The point is, even someone aware and sympathetic to the existing Expanded Universe couldn’t execute his creative vision without overriding it.  As opposed to constantly attempting to fix problems by retconning them, Lucasfilm decided to just take the full measure and state that the new films would not be held to the existing EU.  Honestly, I kind of see it like ripping off a Band-Aid: there’s some shock and pain now, but it’s better than constantly seeing the existing lore get slowly chipped away at, until it’s eventually whittled down to nothing.

Besides all that, there are a few reasons to be excited.  At the time of the initial announcement, Lucasfilm said that creative forces behind works in the new canon would be free to bring in elements from the old Expanded Universe, and this has already begun to happen.  Tarkin, the second novel from the new canon, featured Armand Isard and Admiral Screed, two Imperial officers who existed in the EU.  The first issue of “Kanan: The Last Padawan” featured an oblique reference to the events of Shatterpoint, a 2003 novel by Matthew Stover.  The next novel scheduled to be released, Dark Disciple, stars Quinlan Vos and Asajj Ventress, two characters who, despite appearing in The Clone Wars, originated in the Expanded Universe.  To me, at least, it seems like the powers that be are doing a pretty good job in making sure the old EU is brought in when it can be.  Beyond all this, there’s a lot of material that isn’t going to be expressly overwritten for a long time.  One of my favorite pieces of Star Wars media is the 2003 game “Knights of the Old Republic,” which takes place about 4000 years before the events of the movies.  I’d frankly be amazed if anything released in the new canon contradicted the events of that game, and so long as nothing comes along that does so, I’m gonna keep on viewing it as canon, even if it is now part of the Legends timeline.

I get the sadness, disappointment, and anger that accompanied the initial announcement.  I really do.  But there’s a lot to be excited for nowadays.  Marvel’s comics are off to a promising start, I’ve enjoyed all of the books from the new canon I’ve read so far, and that’s not to mention the new movies.  I, for one, am willing to sacrifice the EU’s status as canon, if it means we get new live-action films.  If you don’t, well, hey, that’s your prerogative.  The Legends continuity forms a fairly cohesive whole, and if you want to view that as the canon universe and the new one as non-canon, go right ahead.  Lucasfilm has not closed the door on new material for the Legends timeline, so it may even continue to grow.  If it does, I’ll gladly buy whatever they put out and enjoy it just like old times.  But for now, I’m content to let the EU go.  I still have all those novels and comics on my shelf, and I can still read and enjoy them like I used to.  There’s plenty still coming out to get me excited, and, in the end, these old stories are just slightly more fictional than they used to be.

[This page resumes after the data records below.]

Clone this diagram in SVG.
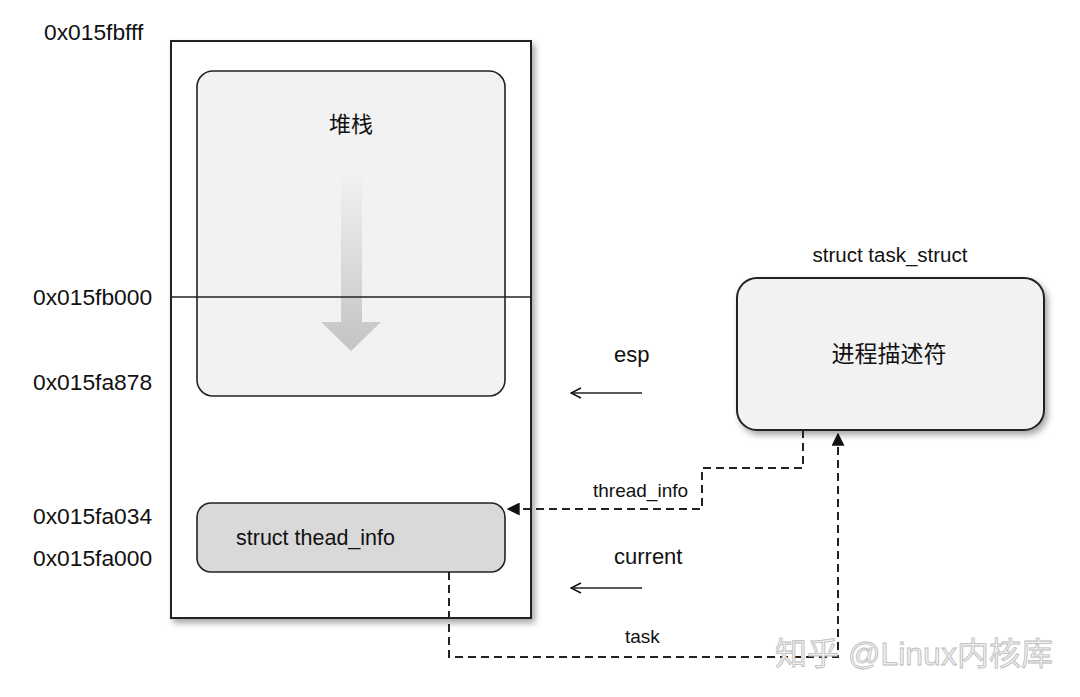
<svg xmlns="http://www.w3.org/2000/svg" width="1080" height="697" viewBox="0 0 1080 697">
<style>
text{font-family:"Liberation Sans","Noto Sans CJK SC",sans-serif;fill:#111}
.addr{font-size:22.8px}
.dash{fill:none;stroke:#222;stroke-width:2;stroke-dasharray:8,5}
.plain{fill:none;stroke:#222;stroke-width:1.6}
</style>
<defs>
<filter id="sh" x="-10%" y="-10%" width="130%" height="130%"><feDropShadow dx="3" dy="4" stdDeviation="3" flood-color="#000" flood-opacity="0.35"/></filter>
<linearGradient id="ag" x1="0" y1="0" x2="0" y2="1"><stop offset="0" stop-color="#f2f2f2"/><stop offset="1" stop-color="#c4c4c4"/></linearGradient>
<marker id="fa" viewBox="0 0 10 10" refX="9" refY="5" markerWidth="15" markerHeight="13" markerUnits="userSpaceOnUse" orient="auto"><path d="M0,0L10,5L0,10z" fill="#111"/></marker>
<marker id="oa" viewBox="0 0 12 12" refX="11" refY="6" markerWidth="12" markerHeight="12" markerUnits="userSpaceOnUse" orient="auto"><path d="M1,1L11,6L1,11" fill="none" stroke="#111" stroke-width="1.5"/></marker>
</defs>
<rect width="1080" height="697" fill="#fff"/>
<g id="memory">
<rect x="171" y="41" width="360" height="577" fill="#fff" stroke="#222" stroke-width="2" filter="url(#sh)"/>
</g>
<g id="stack">
<rect x="197" y="71" width="308" height="325" rx="16" fill="#f2f2f2" stroke="#222" stroke-width="1.6"/>
<text x="351" y="132" font-size="22" text-anchor="middle">堆栈</text>
<path d="M341,170H362V322H381L351,351L321,322H341Z" fill="url(#ag)"/>
</g>
<line x1="171" y1="297" x2="531" y2="297" class="plain"/>
<g id="thread_info">
<rect x="197" y="503" width="308" height="69" rx="14" fill="#d9d9d9" stroke="#222" stroke-width="1.6"/>
<text x="236" y="545" font-size="21.5">struct thead_info</text>
</g>
<g id="task_struct">
<text x="890" y="262" font-size="20.5" text-anchor="middle">struct task_struct</text>
<rect x="737" y="278" width="307" height="152" rx="20" fill="#f2f2f2" stroke="#222" stroke-width="2" filter="url(#sh)"/>
<text x="889" y="362" font-size="23" text-anchor="middle">进程描述符</text>
</g>
<g id="labels">
<text x="44" y="40" class="addr">0x015fbfff</text>
<text x="33" y="305" class="addr">0x015fb000</text>
<text x="33" y="390" class="addr">0x015fa878</text>
<text x="33" y="524" class="addr">0x015fa034</text>
<text x="33" y="566" class="addr">0x015fa000</text>
<text x="614" y="362" font-size="22">esp</text>
<text x="614" y="564" font-size="22">current</text>
<text x="593" y="497" font-size="19">thread_info</text>
<text x="625" y="643" font-size="19">task</text>
</g>
<g id="connectors">
<path class="dash" d="M803,430V468H702V509H508" marker-end="url(#fa)"/>
<path class="dash" d="M449,572V657H838V434" marker-end="url(#fa)"/>
<line class="plain" x1="642" y1="393" x2="571" y2="393" marker-end="url(#oa)"/>
<line class="plain" x1="642" y1="588" x2="571" y2="588" marker-end="url(#oa)"/>
</g>
<text x="775" y="665" font-size="32" stroke="#bbb" stroke-width="0.8" style="fill:#f0f0f0">知乎 @Linux内核库</text>
</svg>
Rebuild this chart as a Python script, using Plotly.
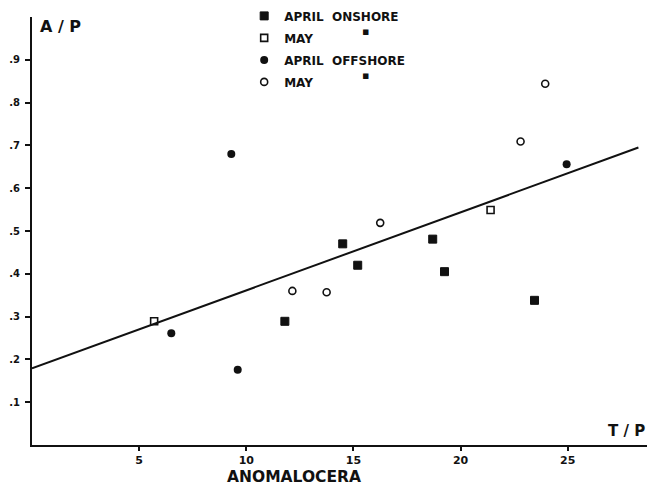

-All this stuff here is, in the end, mostly my opinions on the matter.  Other people may feel differently, and I don’t begrudge them that.

-I touched on it briefly earlier, but the way the canon worked before the announcement of the new one is pretty fascinating.  The endgame is, there were multiple levels of canon, so that some things were more canon than others (movies superseding the TV shows superseding the current novels and comics superseding old material from the 1970s and 80s).  Definitely a good thing that Lucasfilm is taking care now to make sure everything is on the same level of canon.  I highly recommend checking out the Wookieepedia page on canon, if you’re interested.

-I know I was talking about the EU as a whole for most of this, but I can’t stress enough that there will be some pieces of it that I won’t miss at all.  Dark Empire is one of those, actually.  The story deals with the resurrection of Palpatine and I really think that cheapens Vader’s sacrifice and redemption.

-That last image there was originally a poster given out by Dark Horse, featuring over 100 different characters from their comics.   Done by Tsuneo Sanda, it mimics a similar piece that he did featuring film characters.  It’s not a perfect cross-section, featuring mainly comic characters, but it offers a pretty fitting tribute.  I think I may have one lying around somewhere; I oughta try to track it down.